One in four construction workers in London is from the EU

Author: ross sturley cimcig

New figures show almost 100,000 of the capital’s construction workforce are from the European Union, meaning a mass exodus would slow construction in the capital to a crawl, drag labour in to the city from around the country, and push up wage costs significantly.

This picture of slower, more expensive construction, with a massive skills gap, is painted by the Mayor of London, Sadiq Khan, who warned that a loss of skilled EU workers could have a seriously detrimental effect on home building and other construction projects.

The Mayor released new figures in a report which he said "laid bare the crippling effect that Brexit could have on homebuilding in the capital". The report reveals that more than a quarter of London’s construction workforce is from the European Union – and their future in the UK will be uncertain if the government goes ahead with a 'Hard Brexit'.

The report says that 95,000 construction workers in London come from the EU, a significant proportion of the 350,000 total who work in London’s construction sector. Only just over half are from the UK.

Other reports suggest that London needs up to an extra 13,000 new workers each year until 2021 in order to plug the skills gap and meet the additional demands on the construction industry, highlighting just how important it is for London to be able to continue to attract the talent it needs post-Brexit.

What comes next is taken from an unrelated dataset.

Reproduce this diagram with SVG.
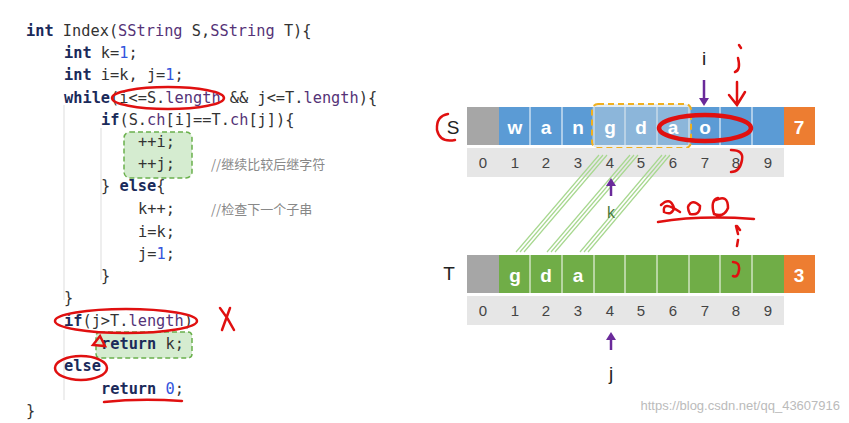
<svg xmlns="http://www.w3.org/2000/svg" width="849" height="423" viewBox="0 0 849 423">
<style>
.c{font-family:"DejaVu Sans Mono","Liberation Mono",monospace;font-size:15.3px;fill:#333}
.k{font-weight:bold;fill:#1a2a5a}
.n{fill:#3355dd}
.p{fill:#553377}
.cm{font-family:"Noto Sans CJK SC",sans-serif;font-size:13px;fill:#888}
.cell{font-family:"Liberation Sans",sans-serif;font-size:19px;fill:#fff;text-anchor:middle;font-weight:bold}
.idx{font-family:"Liberation Sans",sans-serif;font-size:15px;fill:#444;text-anchor:middle}
.lab{font-family:"Liberation Sans",sans-serif;font-size:19px;fill:#222;text-anchor:middle}
.red{fill:none;stroke:#e01010;stroke-width:2.5;stroke-linecap:round}
.arr{stroke:#6a2a9a;stroke-width:2.5}
</style>
<rect width="849" height="423" fill="#fff"/>
<g id="code">
<rect x="124" y="132" width="68" height="46" rx="6" fill="#d5ecd0" stroke="#6ab04c" stroke-width="1.5" stroke-dasharray="5,3"/>
<rect x="96" y="332" width="96" height="26" rx="4" fill="#d5ecd0" stroke="#6ab04c" stroke-width="1.5" stroke-dasharray="5,3"/>
<line x1="64" y1="105" x2="64" y2="300" stroke="#ddd"/>
<line x1="101" y1="128" x2="101" y2="280" stroke="#ddd"/>
<line x1="64" y1="330" x2="64" y2="400" stroke="#ddd"/>
<text class="c" x="26" y="36"><tspan class="k">int</tspan> Index(<tspan class="p">SString</tspan> S,<tspan class="p">SString</tspan> T){</text>
<text class="c" x="64" y="58"><tspan class="k">int</tspan> k=<tspan class="n">1</tspan>;</text>
<text class="c" x="64" y="80"><tspan class="k">int</tspan> i=k, j=<tspan class="n">1</tspan>;</text>
<text class="c" x="64" y="103"><tspan class="k">while</tspan>(i&lt;=S.<tspan class="p">length</tspan> &amp;&amp; j&lt;=T.<tspan class="p">length</tspan>){</text>
<text class="c" x="101" y="125"><tspan class="k">if</tspan>(S.<tspan class="p">ch</tspan>[i]==T.<tspan class="p">ch</tspan>[j]){</text>
<text class="c" x="138" y="147">++i;</text>
<text class="c" x="138" y="169">++j;</text>
<text class="cm" x="211" y="169">//继续比较后继字符</text>
<text class="c" x="101" y="191">} <tspan class="k">else</tspan>{</text>
<text class="c" x="138" y="214">k++;</text>
<text class="cm" x="211" y="214">//检查下一个子串</text>
<text class="c" x="138" y="237">i=k;</text>
<text class="c" x="138" y="259">j=<tspan class="n">1</tspan>;</text>
<text class="c" x="101" y="281">}</text>
<text class="c" x="64" y="303">}</text>
<text class="c" x="64" y="326"><tspan class="k">if</tspan>(j&gt;T.<tspan class="p">length</tspan>)</text>
<text class="c" x="101" y="349"><tspan class="k">return</tspan> k;</text>
<text class="c" x="64" y="371"><tspan class="k">else</tspan></text>
<text class="c" x="101" y="394"><tspan class="k">return</tspan> <tspan class="n">0</tspan>;</text>
<text class="c" x="26" y="416">}</text>
</g>
<g id="S">
<rect x="467" y="107" width="32" height="38" fill="#a6a6a6"/>
<rect x="499" y="107" width="285" height="38" fill="#5b9bd5"/>
<rect x="784" y="107" width="31" height="38" fill="#ed7d31"/>
<g stroke="#fff" stroke-width="1"><line x1="530" y1="107" x2="530" y2="145"/><line x1="562" y1="107" x2="562" y2="145"/><line x1="594" y1="107" x2="594" y2="145"/><line x1="625" y1="107" x2="625" y2="145"/><line x1="657" y1="107" x2="657" y2="145"/><line x1="689" y1="107" x2="689" y2="145"/><line x1="720" y1="107" x2="720" y2="145"/><line x1="752" y1="107" x2="752" y2="145"/></g>
<rect x="592" y="104" width="99" height="44" rx="6" fill="#c8d8e0" fill-opacity="0.45" stroke="#f0b020" stroke-width="2" stroke-dasharray="6,4"/>
<text class="lab" x="453" y="134">S</text>
<g class="cell"><text x="515" y="134">w</text><text x="546" y="134">a</text><text x="578" y="134">n</text><text x="610" y="134">g</text><text x="641" y="134">d</text><text x="673" y="134">a</text><text x="705" y="134">o</text><text x="799" y="134">7</text></g>
<rect x="467" y="148" width="317" height="29" fill="#e6e6e6"/>
<g class="idx"><text x="483" y="168">0</text><text x="515" y="168">1</text><text x="546" y="168">2</text><text x="578" y="168">3</text><text x="610" y="168">4</text><text x="641" y="168">5</text><text x="673" y="168">6</text><text x="705" y="168">7</text><text x="736" y="168">8</text><text x="768" y="168">9</text></g>
</g>
<g id="T">
<rect x="467" y="255" width="32" height="38" fill="#a6a6a6"/>
<rect x="499" y="255" width="285" height="38" fill="#70ad47"/>
<rect x="784" y="255" width="31" height="38" fill="#ed7d31"/>
<g stroke="#fff" stroke-width="1"><line x1="530" y1="255" x2="530" y2="293"/><line x1="562" y1="255" x2="562" y2="293"/><line x1="594" y1="255" x2="594" y2="293"/><line x1="625" y1="255" x2="625" y2="293"/><line x1="657" y1="255" x2="657" y2="293"/><line x1="689" y1="255" x2="689" y2="293"/><line x1="720" y1="255" x2="720" y2="293"/><line x1="752" y1="255" x2="752" y2="293"/></g>
<text class="lab" x="449" y="280">T</text>
<g class="cell"><text x="515" y="282">g</text><text x="546" y="282">d</text><text x="578" y="282">a</text><text x="799" y="282">3</text></g>
<rect x="467" y="296" width="317" height="29" fill="#e6e6e6"/>
<g class="idx"><text x="483" y="316">0</text><text x="515" y="316">1</text><text x="546" y="316">2</text><text x="578" y="316">3</text><text x="610" y="316">4</text><text x="641" y="316">5</text><text x="673" y="316">6</text><text x="705" y="316">7</text><text x="736" y="316">8</text><text x="768" y="316">9</text></g>
</g>
<g id="connectors" fill="none" stroke="#a8d890" stroke-width="1.2">
<path d="M599 155 L516 252 M603 155 L520 252 M607 155 L524 252"/>
<path d="M630 155 L547 252 M634 155 L551 252 M638 155 L555 252"/>
<path d="M662 155 L580 252 M666 155 L584 252 M670 155 L588 252"/>
</g>
<g id="pointers">
<text class="lab" x="704" y="65">i</text>
<line class="arr" x1="704" y1="80" x2="704" y2="100"/><path d="M699 98 L704 106 L709 98 Z" fill="#6a2a9a"/>
<line class="arr" x1="611" y1="196" x2="611" y2="184"/><path d="M606 186 L611 178 L616 186 Z" fill="#6a2a9a"/>
<text x="611" y="218" font-family="Liberation Sans,sans-serif" font-size="16" fill="#4a7a3a" text-anchor="middle">k</text>
<line class="arr" x1="611" y1="350" x2="611" y2="338"/><path d="M606 340 L611 332 L616 340 Z" fill="#6a2a9a"/>
<text class="lab" x="611" y="380">j</text>
</g>
<g id="annotations" class="red">
<ellipse cx="168" cy="98" rx="56" ry="11"/>
<ellipse cx="126" cy="321" rx="71" ry="12"/>
<path d="M230 308 L222 330 M220 308 Q228 318 234 330"/>
<path d="M93 345 L100 336 L105 346 Z"/>
<ellipse cx="81" cy="368" rx="26" ry="12"/>
<path d="M104 402 Q140 398 182 401"/>
<path d="M448 114 Q436 116 437 130 Q440 143 455 140"/>
<ellipse cx="705" cy="128" rx="46" ry="13" stroke-width="4.5"/>
<path d="M739 45 L741 48 M738 58 Q741 70 735 72 M737 82 L737 105 M729 95 L737 105 L745 92"/>
<path d="M731 150 Q744 150 742 160 Q740 172 731 172"/>
<path d="M661 205 Q670 196 674 208 Q672 216 664 212 Q662 200 680 212 M688 207 Q692 198 700 206 Q700 216 690 214 Q686 206 690 204 M716 200 Q728 194 728 208 Q724 218 714 214 Q710 200 718 198 M658 222 Q700 215 754 219"/>
<path d="M736 226 L738 234 M740 230 L737 226 M738 240 L737 246 M733 262 Q740 262 739 270 Q738 278 733 276"/>
</g>
<text x="840" y="410" font-family="Liberation Sans,sans-serif" font-size="13" fill="#bbb" text-anchor="end">https://blog.csdn.net/qq_43607916</text>
</svg>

Mark Farmer, CEO of Cast Real Estate & Construction Consultancy, commented: “It’s very clear that the construction industry is far more reliant on migrant labour than anywhere else in the U.K. To safeguard against this, London will require at least short to medium term continued access to EU migrant labour and early protections given to its existing migrant workforce.

“As part of a longer term plan, the construction sector, in partnership with developers and supported by the GLA, needs to come up with a clear strategy for attracting and training more home grown talent and also developing more modern, higher productivity construction techniques which are less labour intensive, helping to future proof the industry.”